◆ Objective: Each line in the entries below that holds the string "page" is to be listed.

◆ Supplied material:
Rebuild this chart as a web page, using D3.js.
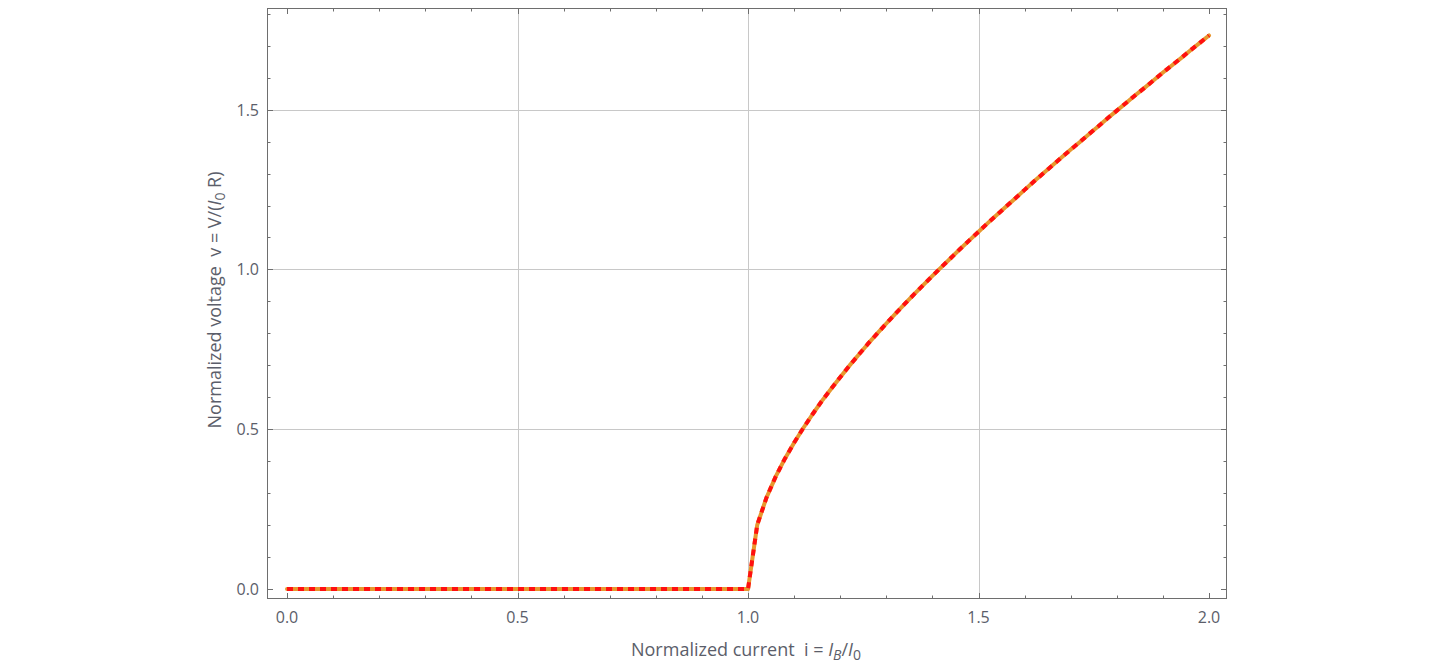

--

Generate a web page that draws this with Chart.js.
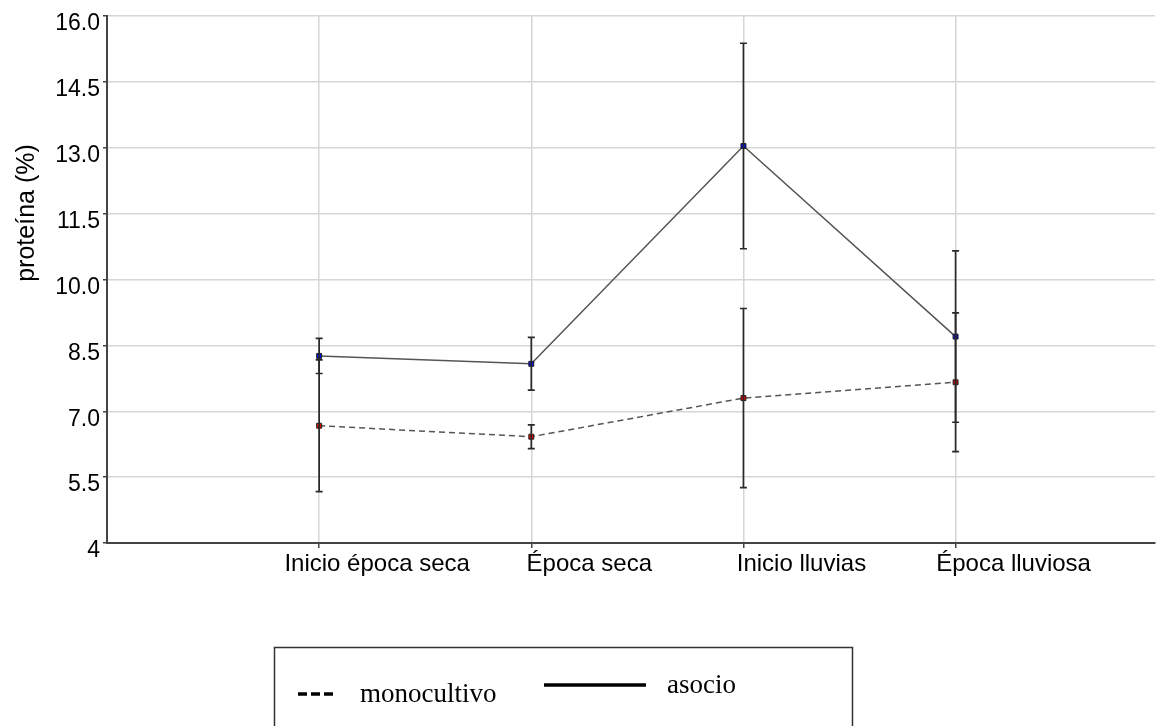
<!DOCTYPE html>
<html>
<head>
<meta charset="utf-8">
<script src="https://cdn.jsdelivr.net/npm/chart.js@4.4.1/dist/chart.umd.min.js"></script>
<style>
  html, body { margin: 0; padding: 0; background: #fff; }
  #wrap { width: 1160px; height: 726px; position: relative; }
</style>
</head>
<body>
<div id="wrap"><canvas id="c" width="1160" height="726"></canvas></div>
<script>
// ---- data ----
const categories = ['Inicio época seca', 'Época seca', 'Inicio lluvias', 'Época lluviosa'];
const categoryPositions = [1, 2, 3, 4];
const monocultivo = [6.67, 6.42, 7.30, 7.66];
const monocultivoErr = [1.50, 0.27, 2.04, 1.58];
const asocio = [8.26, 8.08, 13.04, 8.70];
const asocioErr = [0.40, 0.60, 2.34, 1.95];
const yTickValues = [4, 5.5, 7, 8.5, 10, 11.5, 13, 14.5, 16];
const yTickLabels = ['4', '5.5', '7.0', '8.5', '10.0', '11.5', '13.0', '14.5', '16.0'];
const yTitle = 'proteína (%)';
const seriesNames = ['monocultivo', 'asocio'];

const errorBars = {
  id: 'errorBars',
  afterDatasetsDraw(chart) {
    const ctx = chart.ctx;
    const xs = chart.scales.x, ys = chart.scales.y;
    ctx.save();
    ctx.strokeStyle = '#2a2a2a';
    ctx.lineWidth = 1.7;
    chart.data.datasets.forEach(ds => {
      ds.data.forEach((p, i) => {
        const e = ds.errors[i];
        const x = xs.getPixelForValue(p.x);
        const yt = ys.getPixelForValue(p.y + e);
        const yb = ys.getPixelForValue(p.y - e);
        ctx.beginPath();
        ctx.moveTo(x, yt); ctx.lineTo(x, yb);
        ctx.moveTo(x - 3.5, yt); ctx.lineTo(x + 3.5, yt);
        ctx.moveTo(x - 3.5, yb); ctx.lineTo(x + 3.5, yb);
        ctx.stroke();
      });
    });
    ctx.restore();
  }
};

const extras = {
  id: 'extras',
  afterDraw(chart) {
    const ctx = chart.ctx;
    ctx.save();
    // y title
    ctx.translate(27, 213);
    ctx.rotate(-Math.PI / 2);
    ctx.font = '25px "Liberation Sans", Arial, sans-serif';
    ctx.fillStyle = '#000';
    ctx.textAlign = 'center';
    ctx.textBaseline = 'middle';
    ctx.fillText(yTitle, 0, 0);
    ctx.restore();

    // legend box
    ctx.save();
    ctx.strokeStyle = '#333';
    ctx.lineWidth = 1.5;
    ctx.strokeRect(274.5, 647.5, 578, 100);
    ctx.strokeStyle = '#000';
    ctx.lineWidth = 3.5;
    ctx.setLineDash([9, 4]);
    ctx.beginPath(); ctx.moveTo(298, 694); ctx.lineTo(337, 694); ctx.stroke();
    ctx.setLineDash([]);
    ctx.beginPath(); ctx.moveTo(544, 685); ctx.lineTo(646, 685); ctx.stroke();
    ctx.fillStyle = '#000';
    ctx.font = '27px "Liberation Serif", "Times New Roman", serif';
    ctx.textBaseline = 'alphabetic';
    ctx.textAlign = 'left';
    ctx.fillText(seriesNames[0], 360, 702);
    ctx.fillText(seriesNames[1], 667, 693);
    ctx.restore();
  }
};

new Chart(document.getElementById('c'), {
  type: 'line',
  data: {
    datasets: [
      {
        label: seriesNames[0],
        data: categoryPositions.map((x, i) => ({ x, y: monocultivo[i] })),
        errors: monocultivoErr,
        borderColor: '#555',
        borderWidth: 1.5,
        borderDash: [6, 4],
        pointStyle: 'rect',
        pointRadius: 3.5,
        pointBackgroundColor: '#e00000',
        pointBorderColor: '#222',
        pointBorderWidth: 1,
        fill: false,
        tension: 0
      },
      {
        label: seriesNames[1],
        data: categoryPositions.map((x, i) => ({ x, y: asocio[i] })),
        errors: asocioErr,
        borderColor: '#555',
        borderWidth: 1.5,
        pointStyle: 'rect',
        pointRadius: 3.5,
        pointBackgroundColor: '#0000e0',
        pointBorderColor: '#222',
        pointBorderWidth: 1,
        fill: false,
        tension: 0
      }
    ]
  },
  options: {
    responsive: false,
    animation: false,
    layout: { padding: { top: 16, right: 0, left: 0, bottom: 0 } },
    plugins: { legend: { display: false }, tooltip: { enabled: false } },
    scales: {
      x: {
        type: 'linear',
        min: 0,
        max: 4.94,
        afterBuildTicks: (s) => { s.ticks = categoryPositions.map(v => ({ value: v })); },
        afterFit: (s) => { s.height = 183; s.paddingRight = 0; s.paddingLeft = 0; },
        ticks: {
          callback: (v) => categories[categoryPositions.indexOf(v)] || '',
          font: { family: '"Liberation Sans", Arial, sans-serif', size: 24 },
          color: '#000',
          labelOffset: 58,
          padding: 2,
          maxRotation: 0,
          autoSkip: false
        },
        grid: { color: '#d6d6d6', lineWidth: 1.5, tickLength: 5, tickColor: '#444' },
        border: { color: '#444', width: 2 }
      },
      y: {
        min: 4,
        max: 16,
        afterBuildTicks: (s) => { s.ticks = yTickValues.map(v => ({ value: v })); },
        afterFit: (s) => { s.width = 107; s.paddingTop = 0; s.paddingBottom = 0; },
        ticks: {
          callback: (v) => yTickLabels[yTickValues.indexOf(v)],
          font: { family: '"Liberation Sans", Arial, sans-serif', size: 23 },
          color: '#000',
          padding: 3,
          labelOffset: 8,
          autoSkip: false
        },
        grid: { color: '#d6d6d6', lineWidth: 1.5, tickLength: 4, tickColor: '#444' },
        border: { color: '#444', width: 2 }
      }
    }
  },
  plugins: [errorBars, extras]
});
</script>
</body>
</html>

◆ Task answer:
Rebuild this chart as a web page, using D3.js.
Generate a web page that draws this with Chart.js.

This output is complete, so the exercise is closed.